Entonces, ¿cómo abordar el problema cuando se detecta en el hogar? Los progenitores deben fomentar el diálogo, mostrar interés por la persona afectada y por lo que le pueda estar pasando, fomentando un clima de confianza. También conviene saber que el momento de la comida no es el idóneo para iniciar la conversación.
En esa situación suele haber tensiones y enfados. Es mejor aplazar la conversación a un momento en el que los miembros de la familia puedan conversar sin esas tensiones. Cuando la oportunidad de hablar llega, es importante no andarse por las ramas. Los padres deben estar preparados para escuchar de manera activa y poner toda su atención en lo que sus hijos expresan sin entrar a debatir con ellos, por muy irracional que parezca lo que sale de sus labios.

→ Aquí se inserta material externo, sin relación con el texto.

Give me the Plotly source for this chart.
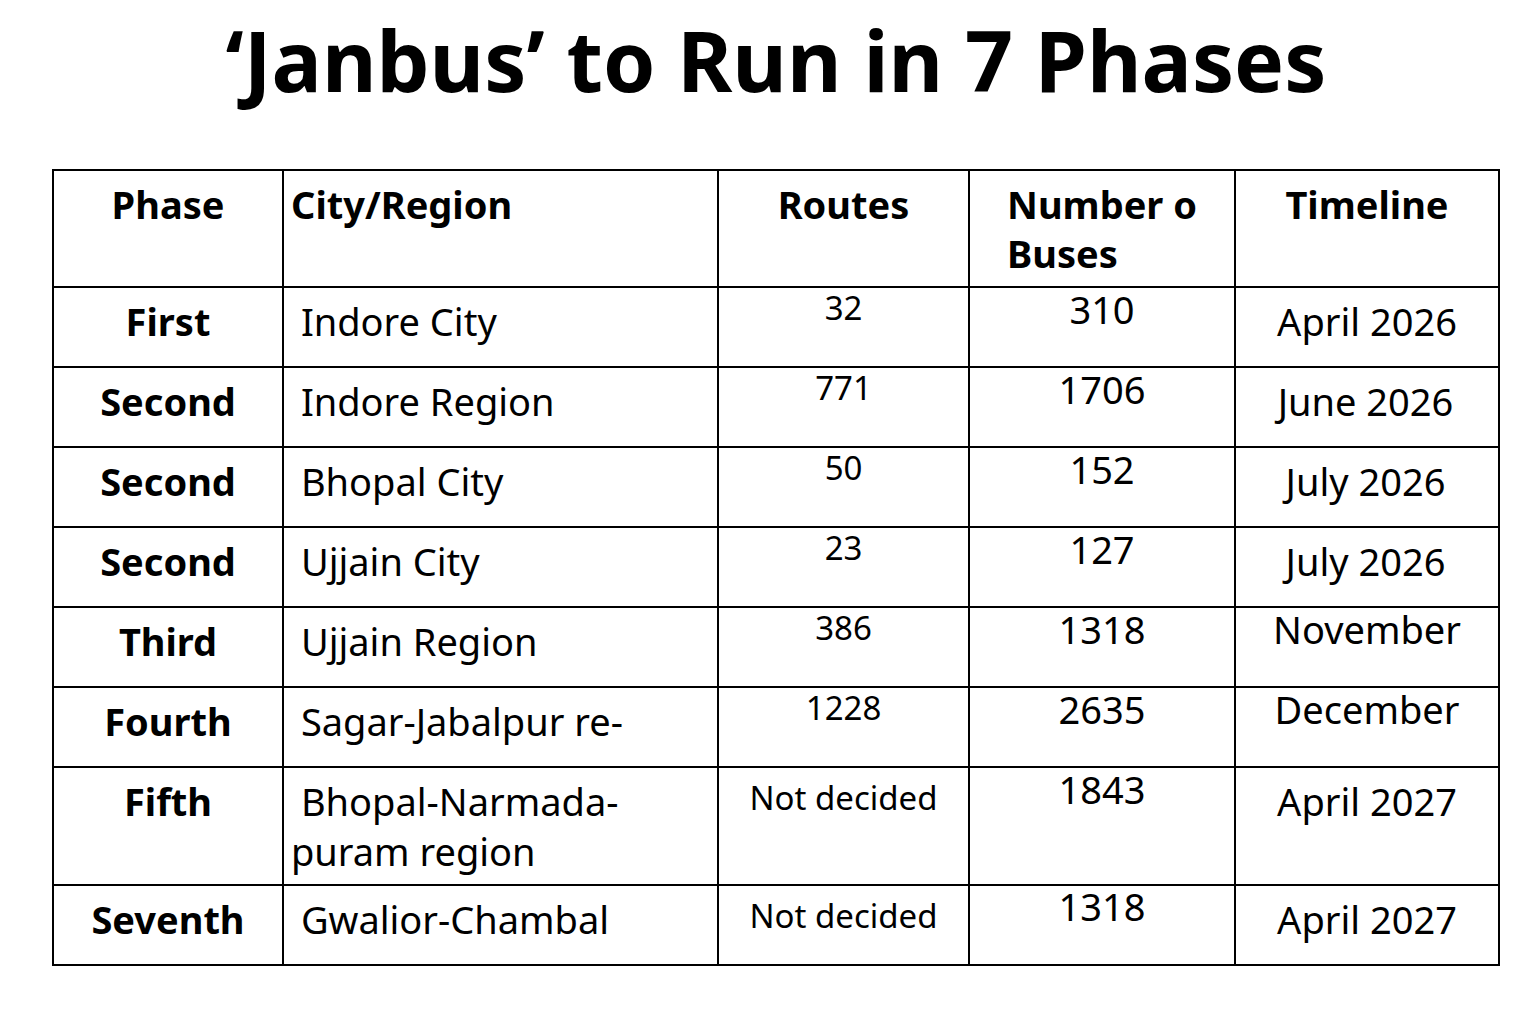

Sin embargo, sí que pueden proponerles la necesidad de que reciban tratamiento especializado ofreciéndoles los diferentes recursos disponibles. En ese caso, el primer paso será acudir al médico de atención primaria para que derive al paciente a la unidad de salud mental. También hay recursos públicos en los que apoyarse y que ofrecen una información mucho más amplia.